Appellant's Position as Assignee
The court considered the implications of the Bank of Crystal Springs' position as an assignee of the certificate of deposit. It noted that the assignment of a non-negotiable instrument does not grant the assignee greater rights than the assignor held. Since the appellant was essentially stepping into McCuller’s shoes, it was subject to any defenses that the First National Bank could raise. The court articulated that because the appellant did not have the status of a holder in due course, it could not escape the legal consequences arising from McCuller's actions or any defenses available to the First National Bank. This reasoning underscored the legal principle that the rights of an assignee are limited by the rights of the assignor, particularly in cases involving non-negotiable instruments. As such, the Bank of Crystal Springs faced challenges in asserting its claim against the First National Bank, primarily due to the lack of notice and its status as an assignee.

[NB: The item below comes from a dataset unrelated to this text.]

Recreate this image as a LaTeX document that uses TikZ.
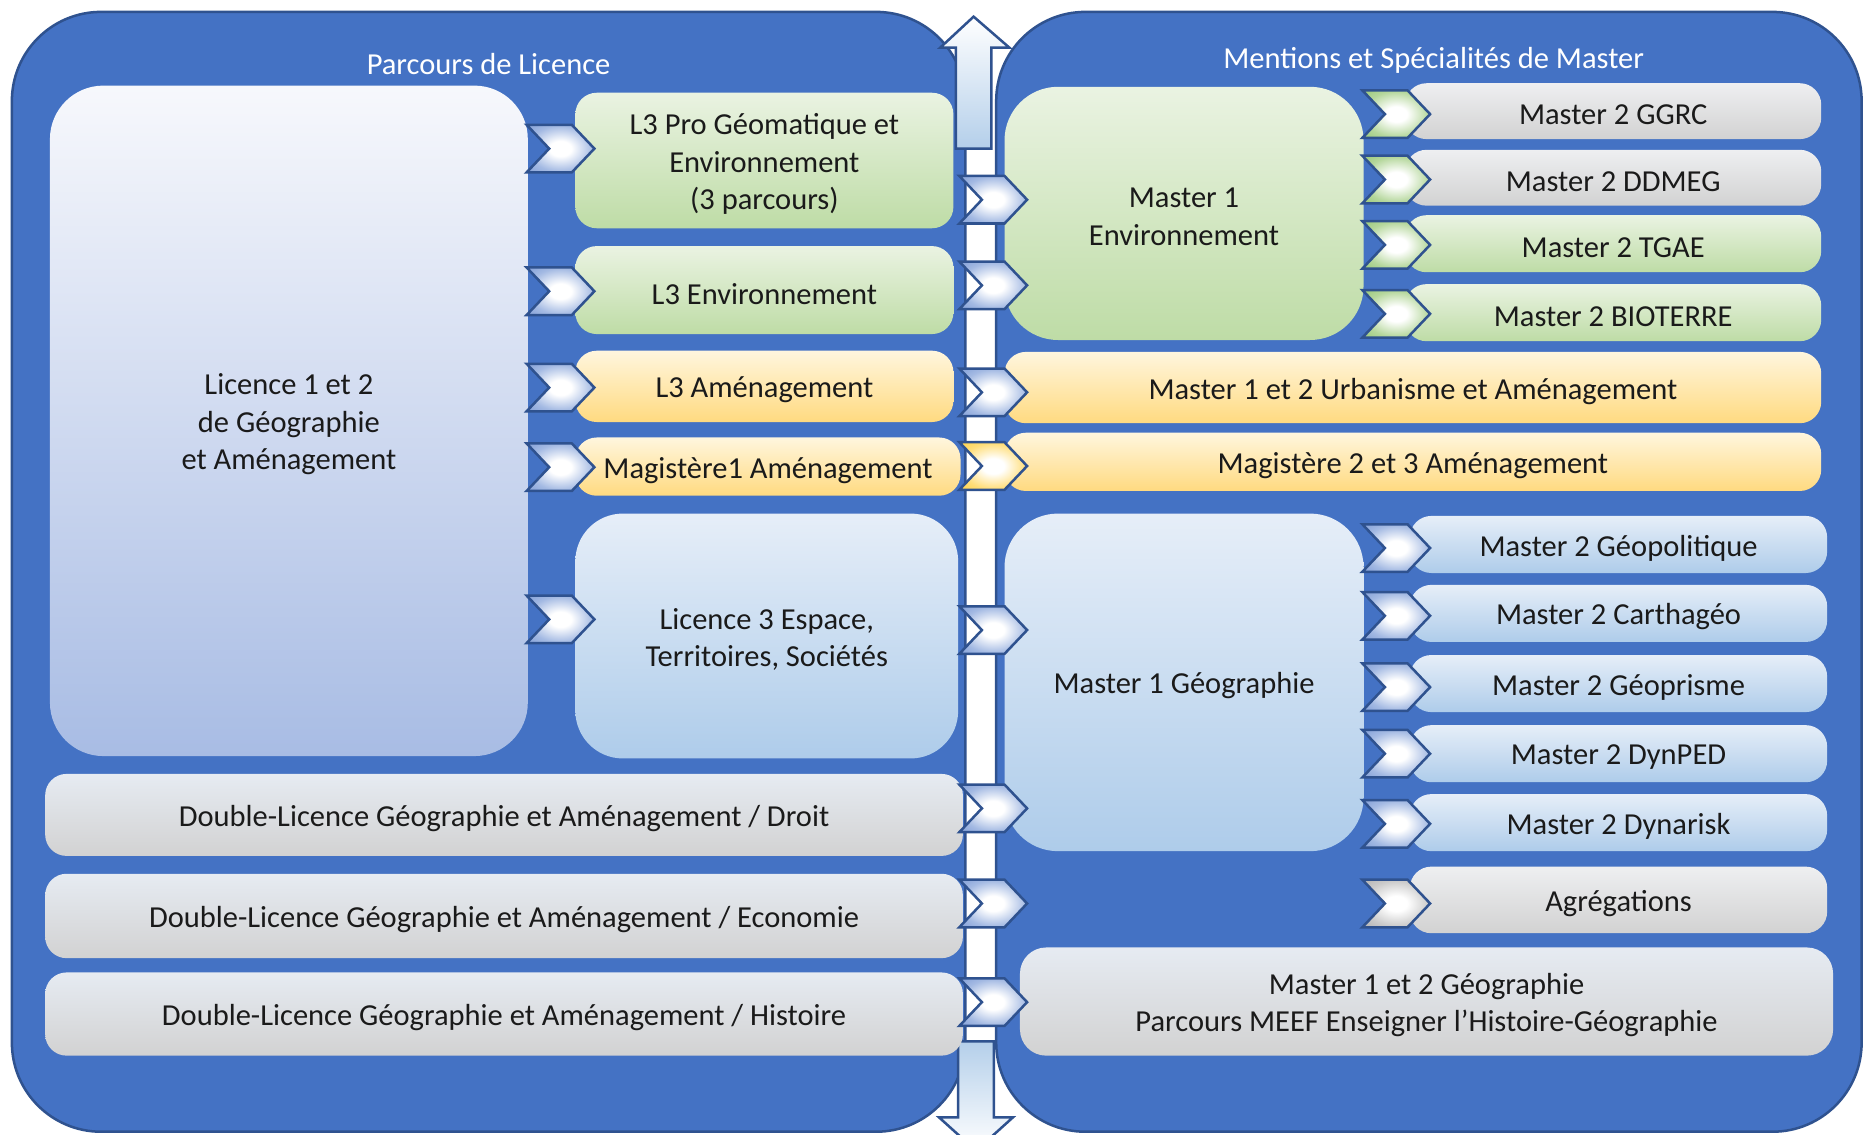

Equitable Considerations vs. Statutory Provisions
Lastly, the court addressed the appellant's argument regarding the equitable principle that suggests the loss should fall on the party responsible for the wrongdoing. The Bank of Crystal Springs argued that it was an innocent party and should not bear the loss, as McCuller’s actions were fraudulent. However, the court emphasized that equitable principles cannot override the explicit statutory provisions governing the matter. The applicable statute, Miss. Code Ann. § 75-13-1, clearly stated that the First National Bank retained its right of set-off prior to receiving notice of the assignment. The court concluded that the appellant's failure to receive acknowledgment of the assignment effectively limited its rights, regardless of the circumstances surrounding McCuller’s fraudulent behavior. This determination reinforced the notion that legal rights and remedies are dictated by the statutes in place, rather than purely equitable considerations. Thus, the court affirmed the lower court’s ruling in favor of the First National Bank, underscoring the importance of adhering to statutory mandates in commercial transactions.